Massachusetts Wage Act Violation
In analyzing the Massachusetts Wage Act (MWA) claim, the court determined that the MWA's purpose is to prevent the unreasonable detention of wages, requiring employers to pay employees their earned wages promptly. The court acknowledged that discretionary bonuses are typically not covered under the MWA, as employers are not obligated to award them. However, it reasoned that, under the contract, Obourn's right to the bonus was contingent upon her meeting performance criteria, and since American Well failed to provide those criteria, the bonus could still be considered earned. The court pointed out that if the employer unreasonably withheld the bonus despite the employee meeting the necessary conditions, it could constitute a violation of the MWA. Thus, the court found that Obourn's allegations sufficiently supported her claim under the MWA.

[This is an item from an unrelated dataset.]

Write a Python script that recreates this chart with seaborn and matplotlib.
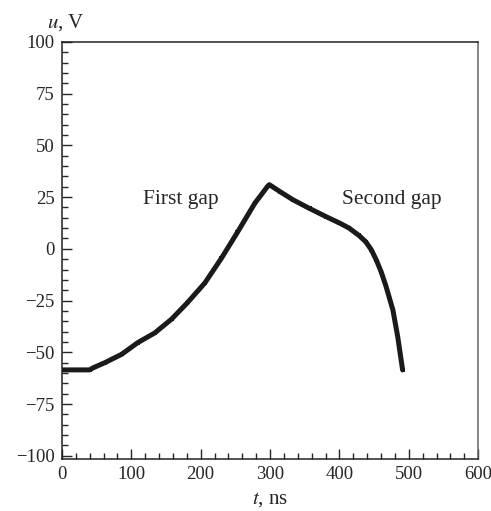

Breach of the Implied Covenant of Good Faith and Fair Dealing
The court addressed the claim for breach of the implied covenant of good faith and fair dealing, noting that every contract inherently includes this covenant, which prevents parties from undermining the contract's purpose. American Well argued that Obourn's claim was insufficient because it did not allege that her employment was terminated in bad faith. However, the court clarified that bad faith termination is not a necessary element for all claims related to the implied covenant. It highlighted that Obourn's allegations—that American Well failed to establish performance criteria to avoid paying her bonuses—could constitute a breach of this covenant. The court concluded that the claim was valid and denied American Well's motion to dismiss this portion of the complaint.
Quasi-Contract Claims
The court examined Obourn's quasi-contract claims, including promissory estoppel and unjust enrichment, and noted that under Massachusetts law, recovery under these theories is generally not permitted when an express contract governs the relationship between the parties. American Well sought to dismiss these claims on the grounds that an express contract existed. However, the court acknowledged that a plaintiff can plead quasi-contract claims as alternative theories in case the express contract is found defective. As such, the court denied the motion to dismiss the quasi-contract claims, allowing them to remain as alternatives should the main breach of contract claim fail. Nonetheless, the court granted the motion to dismiss the quantum meruit claim because it is considered a theory of recovery rather than a separate cause of action under Massachusetts law.
Misrepresentation
For the misrepresentation claim, the court analyzed whether Obourn had adequately alleged that American Well made a false representation of material fact. The court established that a misrepresentation claim requires showing that the defendant made a false statement with knowledge of its falsity, intending to induce the plaintiff to act upon it. Obourn claimed that she relied on American Well's statement regarding the provision of performance criteria and subsequently left her previous job based on this promise. The court found that the allegations were sufficient to support a misrepresentation claim, as they suggested that American Well did not intend to fulfill its promise at the time it was made. Thus, the court denied American Well's motion to dismiss the misrepresentation claim, allowing it to proceed.